En couverture de l'édition française, un pétroglyphe indien de Newspaper Rock, dans l'Utah, aux USA. Détail remarquable, le fond bleu sur lequel se découpent les figures blanches est celui de la paroi originale, sur laquelle les indiens ont disposé leurs pigments bleus et blancs. L'image primitive s'insère ainsi naturellement et admirablement dans la "collection bleue" de José Corti consacrée à la littérature merveilleuse.
Pour information, des lectures de Jerome Rothenberg et Yves di Manno ont lieu courant mars un peu partout en France. Mon message vient un peu tard pour la plupart des séances, mais vous pouvez encore vous rendre aux lectures de Chalon-sur-Saone, Tours et Marseille si le coeur vous en dit (j'irai à celle de Tours personnellement!).
A noter enfin, la publication récente d'une anthologie tout à fait comparable de Kenneth White, poète contemporain d'origine écossaise, résidant en France.
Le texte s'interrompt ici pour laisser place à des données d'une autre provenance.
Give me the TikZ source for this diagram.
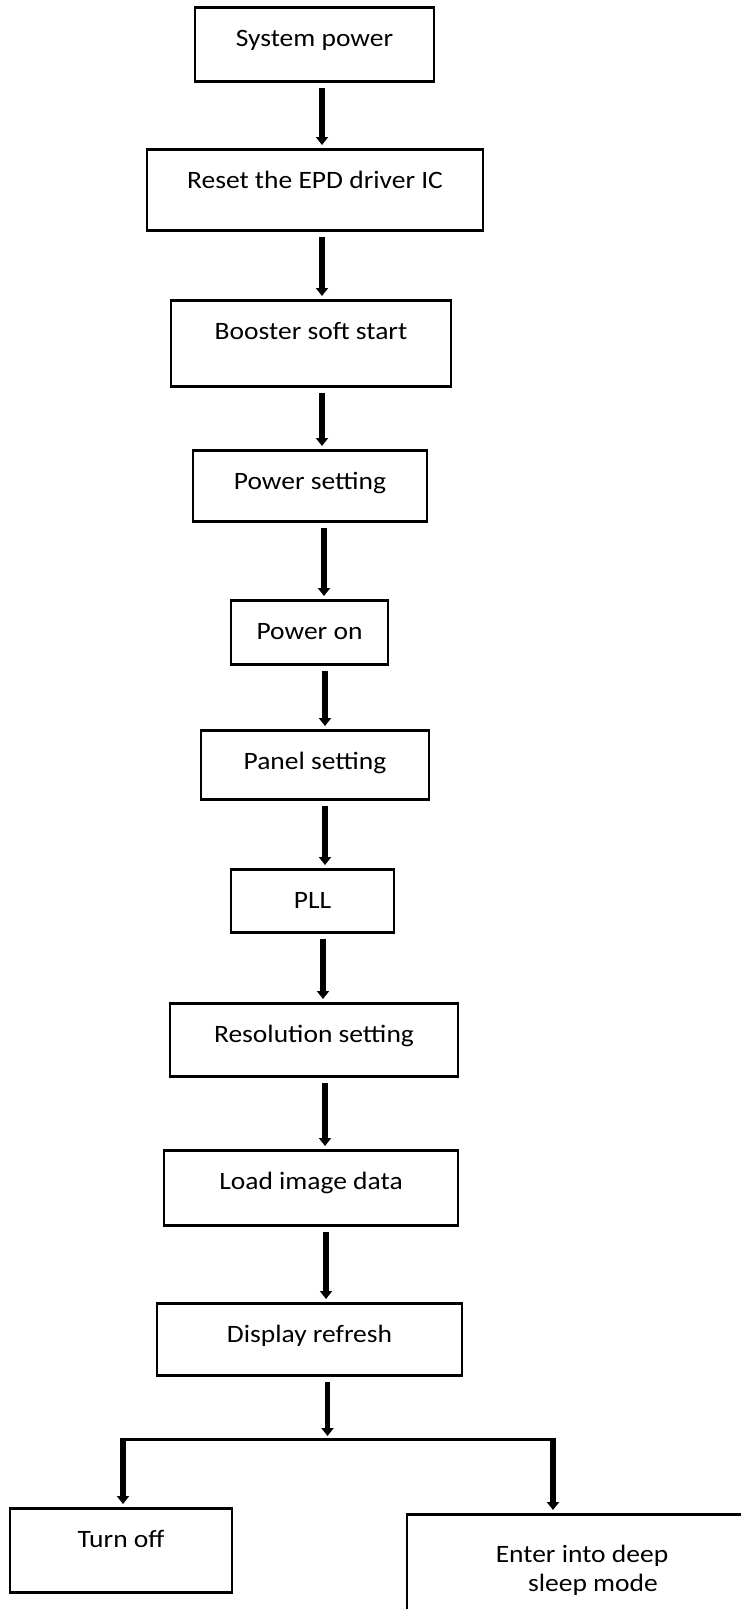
\documentclass[tikz,border=0pt]{standalone}
\usepackage{fontspec}
\setmainfont{Carlito}[FakeStretch=1.1]
\usetikzlibrary{arrows.meta}
\usetikzlibrary{calc}

\tikzset{
  stepbox/.style={draw, line width=2.5pt, anchor=north, inner sep=0pt, align=center,
    text height=39pt, font=\fontsize{25}{29}\selectfont},
  flow/.style={line width=5.5pt, -{Triangle[width=12pt,length=8pt]}, shorten <=5pt, shorten >=3pt},
}

\begin{document}
\begin{tikzpicture}[x=1pt,y=-1pt]
    \useasboundingbox (0,0) rectangle (741,1609);
    % steps, top to bottom
    \node[stepbox, minimum width=239pt, text depth=35pt] (sys) at (314.5,6) {System power};
    \node[stepbox, minimum width=336pt, text depth=42pt] (reset) at (315,148) {Reset the EPD driver IC};
    \node[stepbox, minimum width=280pt, text depth=47pt] (boost) at (311,299) {Booster soft start};
    \node[stepbox, minimum width=234pt, text depth=32pt] (pwrset) at (310,449) {Power setting};
    \node[stepbox, minimum width=157pt, text depth=25pt] (pwron) at (309.5,599) {Power on};
    \node[stepbox, minimum width=228pt, text depth=30pt] (panel) at (315,729) {Panel setting};
    \node[stepbox, minimum width=163pt, text depth=24pt] (pll) at (312.5,868) {PLL};
    \node[stepbox, minimum width=288pt, text depth=34pt] (resol) at (314,1002) {Resolution setting};
    \node[stepbox, minimum width=294pt, text depth=36pt] (load) at (311,1149) {Load image data};
    \node[stepbox, minimum width=305pt, text depth=33pt] (disp) at (309.5,1302) {Display refresh};
    \node[stepbox, minimum width=222pt, text depth=45pt] (off) at (121,1507) {Turn off};
    \node[stepbox, minimum width=350pt, text height=77pt, text depth=50pt] (sleep) at (582,1513)
        {Enter into deep\\\hspace*{22pt}sleep mode};

    % arrows
    \draw[flow] ([xshift=7.5pt]sys.south) coordinate (a1) -- (a1 |- reset.north);
    \draw[flow] ([xshift=7pt]reset.south) coordinate (a2) -- (a2 |- boost.north);
    \draw[flow] ([xshift=11pt]boost.south) coordinate (a3) -- (a3 |- pwrset.north);
    \draw[flow] ([xshift=14pt]pwrset.south) coordinate (a4) -- (a4 |- pwron.north);
    \draw[flow] ([xshift=15.5pt]pwron.south) coordinate (a5) -- (a5 |- panel.north);
    \draw[flow] ([xshift=10pt]panel.south) coordinate (a6) -- (a6 |- pll.north);
    \draw[flow] ([xshift=10.5pt]pll.south) coordinate (a7) -- (a7 |- resol.north);
    \draw[flow] ([xshift=11pt]resol.south) coordinate (a8) -- (a8 |- load.north);
    \draw[flow] ([xshift=15pt]load.south) coordinate (a9) -- (a9 |- disp.north);

    % split to the two ends
    \coordinate (split) at (327.5,1439);
    \coordinate (bl) at (123,1439);
    \coordinate (br) at (553,1439);
    \draw[flow] ([xshift=18pt]disp.south) -- (split);
    \draw[line width=3pt] (bl) -- (br);
    \draw[flow, shorten <=-1.5pt] (bl) -- (bl |- off.north);
    \draw[flow, shorten <=-1.5pt] (br) -- (br |- sleep.north);
\end{tikzpicture}
\end{document}
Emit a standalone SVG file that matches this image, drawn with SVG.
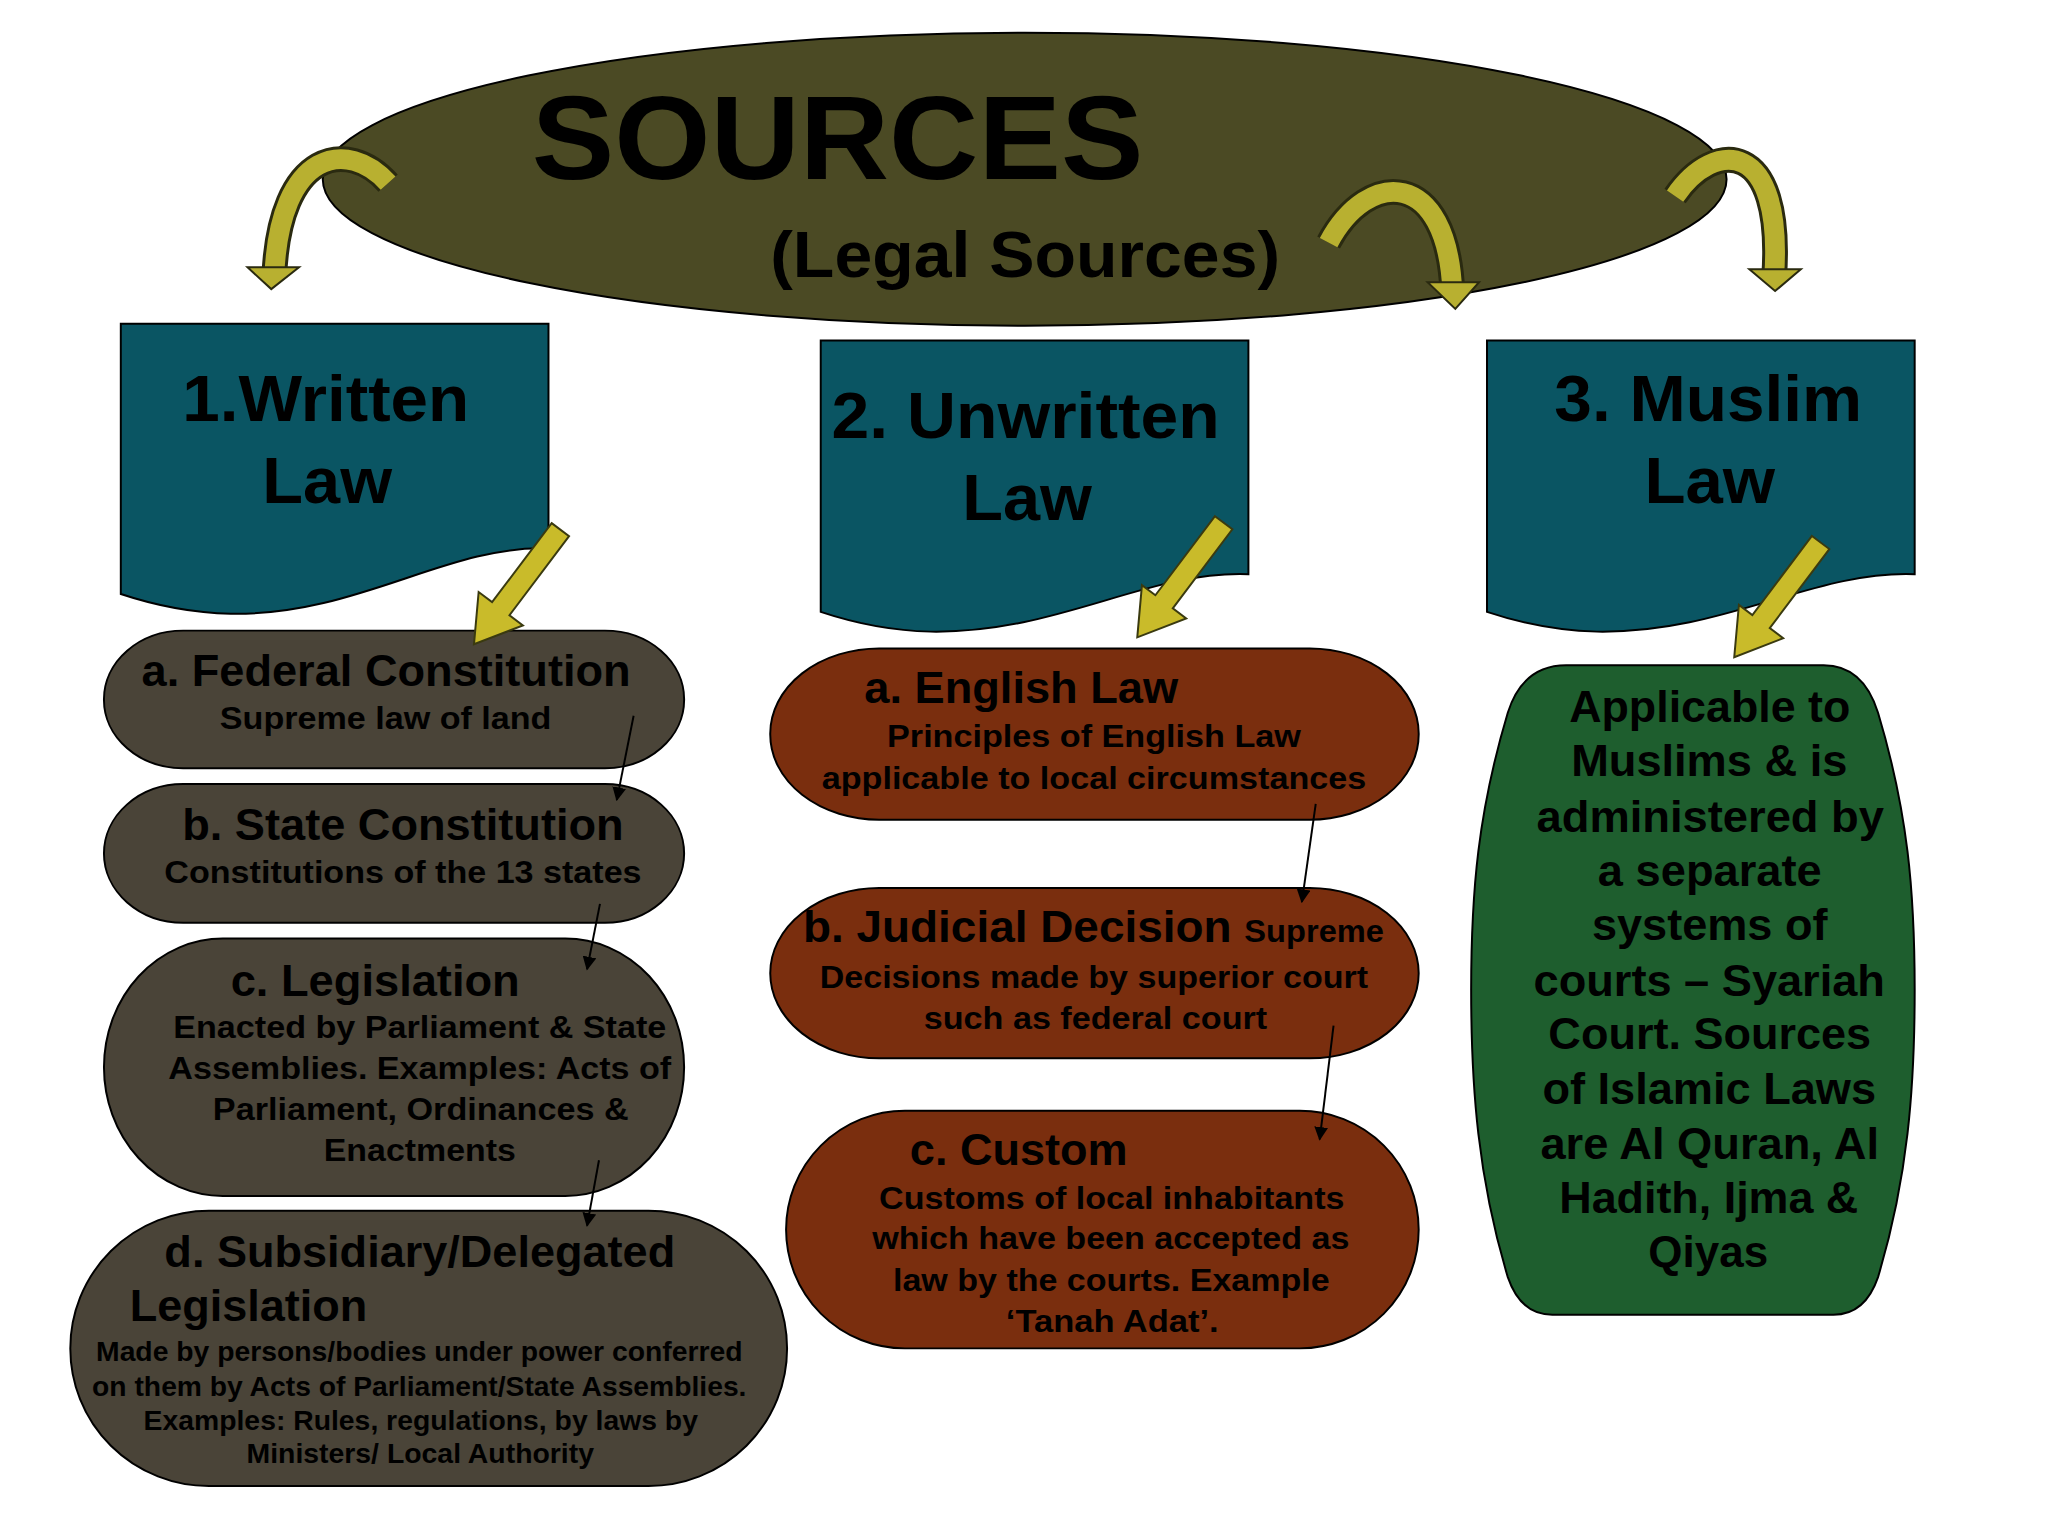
<svg xmlns="http://www.w3.org/2000/svg" width="2048" height="1536" viewBox="0 0 2048 1536">
<style>
text{font-family:"Liberation Sans",Arial,sans-serif;font-weight:bold;fill:#000}
.h{font-size:66px}.t{font-size:45px}.s{font-size:32px}.x{font-size:27px}
.doc{fill:#0a5563;stroke:#000;stroke-width:2}
.gr{fill:#4a4438;stroke:#000;stroke-width:2}
.br{fill:#7a2e0e;stroke:#000;stroke-width:2}
.ya{fill:#c9bb2a;stroke:#3a3a10;stroke-width:2}
.ca{fill:none;stroke:#b8b030;stroke-width:20}
.co{fill:none;stroke:#2a2a10;stroke-width:26}
.ln{stroke:#000;stroke-width:2;fill:none}
</style>
<defs>
<marker id="m" viewBox="0 0 10 10" refX="9" refY="5" markerWidth="7" markerHeight="7" orient="auto"><path d="M0 0L10 5L0 10z" fill="#000"/></marker>
<polygon id="ya" points="-11,0 11,0 11,100 28,100 0,145 -28,100 -11,100" class="ya"/>
</defs>
<rect width="2048" height="1536" fill="#fff"/>
<g transform="translate(2,0) scale(0.99)">
<g id="sources">
<ellipse cx="1033" cy="181" rx="709" ry="148" fill="#4b4a24" stroke="#000" stroke-width="2"/>
<text x="535" y="181" font-size="120" textLength="618" lengthAdjust="spacingAndGlyphs">SOURCES</text>
<text x="776" y="280" class="h" textLength="515" lengthAdjust="spacingAndGlyphs">(Legal Sources)</text>
</g>
<g id="curved-arrows">
<path class="co" d="M390 185 C350 140 280 150 275 280"/>
<path class="ca" d="M390 185 C350 140 280 150 275 280"/>
<polygon points="248,270 300,270 272,292" fill="#b8b030" stroke="#2a2a10" stroke-width="2"/>
<path class="co" d="M1340 245 C1380 170 1460 170 1465 295"/>
<path class="ca" d="M1340 245 C1380 170 1460 170 1465 295"/>
<polygon points="1440,285 1492,285 1468,312" fill="#b8b030" stroke="#2a2a10" stroke-width="2"/>
<path class="co" d="M1690 198 C1730 140 1800 140 1790 280"/>
<path class="ca" d="M1690 198 C1730 140 1800 140 1790 280"/>
<polygon points="1765,272 1817,272 1791,294" fill="#b8b030" stroke="#2a2a10" stroke-width="2"/>
</g>
<g id="written">
<path class="doc" d="M120 327H552V554C450 550 360 622 231 620C190 619 150 610 120 600Z"/>
<text x="182" y="425" class="h" textLength="290" lengthAdjust="spacingAndGlyphs">1.Written</text>
<text x="263" y="508" class="h" textLength="131" lengthAdjust="spacingAndGlyphs">Law</text>
</g>
<g id="unwritten">
<path class="doc" d="M827 344H1259V580C1157 576 1067 640 938 638C897 637 857 628 827 618Z"/>
<text x="838" y="442" class="h" textLength="392" lengthAdjust="spacingAndGlyphs">2. Unwritten</text>
<text x="970" y="525" class="h" textLength="131" lengthAdjust="spacingAndGlyphs">Law</text>
</g>
<g id="muslim">
<path class="doc" d="M1500 344H1932V580C1830 576 1740 640 1611 638C1570 637 1530 628 1500 618Z"/>
<text x="1568" y="425" class="h" textLength="311" lengthAdjust="spacingAndGlyphs">3. Muslim</text>
<text x="1659" y="508" class="h" textLength="132" lengthAdjust="spacingAndGlyphs">Law</text>
</g>
<g id="fed">
<rect class="gr" x="103" y="637" width="586" height="139" rx="80" ry="69"/>
<text x="141" y="693" class="t" textLength="494" lengthAdjust="spacingAndGlyphs">a. Federal Constitution</text>
<text x="220" y="736" class="s" textLength="335" lengthAdjust="spacingAndGlyphs">Supreme law of land</text>
</g>
<g id="state">
<rect class="gr" x="103" y="792" width="586" height="140" rx="80" ry="70"/>
<text x="182" y="849" class="t" textLength="446" lengthAdjust="spacingAndGlyphs">b. State Constitution</text>
<text x="164" y="892" class="s" textLength="482" lengthAdjust="spacingAndGlyphs">Constitutions of the 13 states</text>
</g>
<g id="legis">
<rect class="gr" x="103" y="948" width="586" height="260" rx="120" ry="130"/>
<text x="231" y="1006" class="t" textLength="292" lengthAdjust="spacingAndGlyphs">c. Legislation</text>
<text x="173" y="1049" class="s" textLength="498" lengthAdjust="spacingAndGlyphs">Enacted by Parliament &amp; State</text>
<text x="168" y="1090" class="s" textLength="508" lengthAdjust="spacingAndGlyphs">Assemblies. Examples: Acts of</text>
<text x="213" y="1131" class="s" textLength="420" lengthAdjust="spacingAndGlyphs">Parliament, Ordinances &amp;</text>
<text x="325" y="1173" class="s" textLength="194" lengthAdjust="spacingAndGlyphs">Enactments</text>
</g>
<g id="subsid">
<rect class="gr" x="69" y="1223" width="724" height="278" rx="140" ry="139"/>
<text x="164" y="1280" class="t" textLength="516" lengthAdjust="spacingAndGlyphs">d. Subsidiary/Delegated</text>
<text x="129" y="1334" class="t" textLength="240" lengthAdjust="spacingAndGlyphs">Legislation</text>
<text x="95" y="1375" class="x" textLength="653" lengthAdjust="spacingAndGlyphs">Made by persons/bodies under power conferred</text>
<text x="91" y="1410" class="x" textLength="661" lengthAdjust="spacingAndGlyphs">on them by Acts of Parliament/State Assemblies.</text>
<text x="143" y="1444" class="x" textLength="560" lengthAdjust="spacingAndGlyphs">Examples: Rules, regulations, by laws by</text>
<text x="247" y="1478" class="x" textLength="351" lengthAdjust="spacingAndGlyphs">Ministers/ Local Authority</text>
</g>
<g id="english">
<rect class="br" x="776" y="655" width="655" height="173" rx="110" ry="86"/>
<text x="871" y="710" class="t" textLength="317" lengthAdjust="spacingAndGlyphs">a. English Law</text>
<text x="894" y="755" class="s" textLength="418" lengthAdjust="spacingAndGlyphs">Principles of English Law</text>
<text x="828" y="797" class="s" textLength="550" lengthAdjust="spacingAndGlyphs">applicable to local circumstances</text>
</g>
<g id="judicial">
<rect class="br" x="776" y="897" width="655" height="172" rx="110" ry="86"/>
<text x="809" y="952" class="t" textLength="587" lengthAdjust="spacingAndGlyphs">b. Judicial Decision <tspan font-size="32">Supreme</tspan></text>
<text x="826" y="998" class="s" textLength="554" lengthAdjust="spacingAndGlyphs">Decisions made by superior court</text>
<text x="931" y="1039" class="s" textLength="347" lengthAdjust="spacingAndGlyphs">such as federal court</text>
</g>
<g id="custom">
<rect class="br" x="792" y="1122" width="639" height="240" rx="120" ry="120"/>
<text x="917" y="1177" class="t" textLength="220" lengthAdjust="spacingAndGlyphs">c. Custom</text>
<text x="886" y="1221" class="s" textLength="470" lengthAdjust="spacingAndGlyphs">Customs of local inhabitants</text>
<text x="879" y="1262" class="s" textLength="482" lengthAdjust="spacingAndGlyphs">which have been accepted as</text>
<text x="900" y="1304" class="s" textLength="441" lengthAdjust="spacingAndGlyphs">law by the courts. Example</text>
<text x="1014" y="1345" class="s" textLength="215" lengthAdjust="spacingAndGlyphs">‘Tanah Adat’.</text>
</g>
<g id="muslim-detail">
<path d="M1580 672H1840Q1880 672 1895 720C1925 820 1932 900 1932 1000C1932 1100 1925 1190 1895 1290Q1882 1328 1850 1328H1566Q1534 1328 1521 1290C1491 1190 1484 1100 1484 1000C1484 900 1491 820 1521 720Q1536 672 1580 672Z" fill="#1e5e2e" stroke="#000" stroke-width="2"/>
<text x="1583" y="729" class="t" textLength="284" lengthAdjust="spacingAndGlyphs">Applicable to</text>
<text x="1585" y="784" class="t" textLength="279" lengthAdjust="spacingAndGlyphs">Muslims &amp; is</text>
<text x="1550" y="840" class="t" textLength="351" lengthAdjust="spacingAndGlyphs">administered by</text>
<text x="1612" y="895" class="t" textLength="226" lengthAdjust="spacingAndGlyphs">a separate</text>
<text x="1606" y="950" class="t" textLength="238" lengthAdjust="spacingAndGlyphs">systems of</text>
<text x="1547" y="1006" class="t" textLength="355" lengthAdjust="spacingAndGlyphs">courts – Syariah</text>
<text x="1562" y="1060" class="t" textLength="326" lengthAdjust="spacingAndGlyphs">Court. Sources</text>
<text x="1556" y="1115" class="t" textLength="337" lengthAdjust="spacingAndGlyphs">of Islamic Laws</text>
<text x="1554" y="1171" class="t" textLength="342" lengthAdjust="spacingAndGlyphs">are Al Quran, Al</text>
<text x="1573" y="1225" class="t" textLength="302" lengthAdjust="spacingAndGlyphs">Hadith, Ijma &amp;</text>
<text x="1663" y="1280" class="t" textLength="121" lengthAdjust="spacingAndGlyphs">Qiyas</text>
</g>
<g id="connectors">
<use href="#ya" transform="translate(564,535) rotate(37)"/>
<use href="#ya" transform="translate(1234,528) rotate(37)"/>
<use href="#ya" transform="translate(1837,548) rotate(37)"/>
<line class="ln" x1="638" y1="723" x2="621" y2="808" marker-end="url(#m)"/>
<line class="ln" x1="604" y1="913" x2="591" y2="979" marker-end="url(#m)"/>
<line class="ln" x1="603" y1="1172" x2="591" y2="1238" marker-end="url(#m)"/>
<line class="ln" x1="1327" y1="812" x2="1313" y2="911" marker-end="url(#m)"/>
<line class="ln" x1="1345" y1="1036" x2="1331" y2="1151" marker-end="url(#m)"/>
</g>
</g>
</svg>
Dans Territoires Chamaniques, Premiers temps, Espaces premiers (publié par la petite maison d'édition suisse Héros-Limite), Kenneth White a voulu, tel Rothenberg en son temps, recueillir des chants et poèmes oraux des sociétés dites "primitives". Ce recueil est plus difficile à trouver, mais la librairie Corti, dans le VIe arrondissement à Paris, en a sur sa table actuellement.
Il est largement plus petit, moins ambitieux et probablement moins important historiquement que son prédécesseur, mais il est amusant de constater qu'il est publié quasiment au même moment (fin 2007 pour le White, début 2008 pour le Rothenberg). Les deux maisons d'édition semblent en tout cas bien se connaître, puisque Fabienne Raphoz, qui s'occupe de la collection merveilleux chez Corti, édite ses oeuvres personnelles chez Héros-Limite. Le temps serait-il à la poésie néochamanique?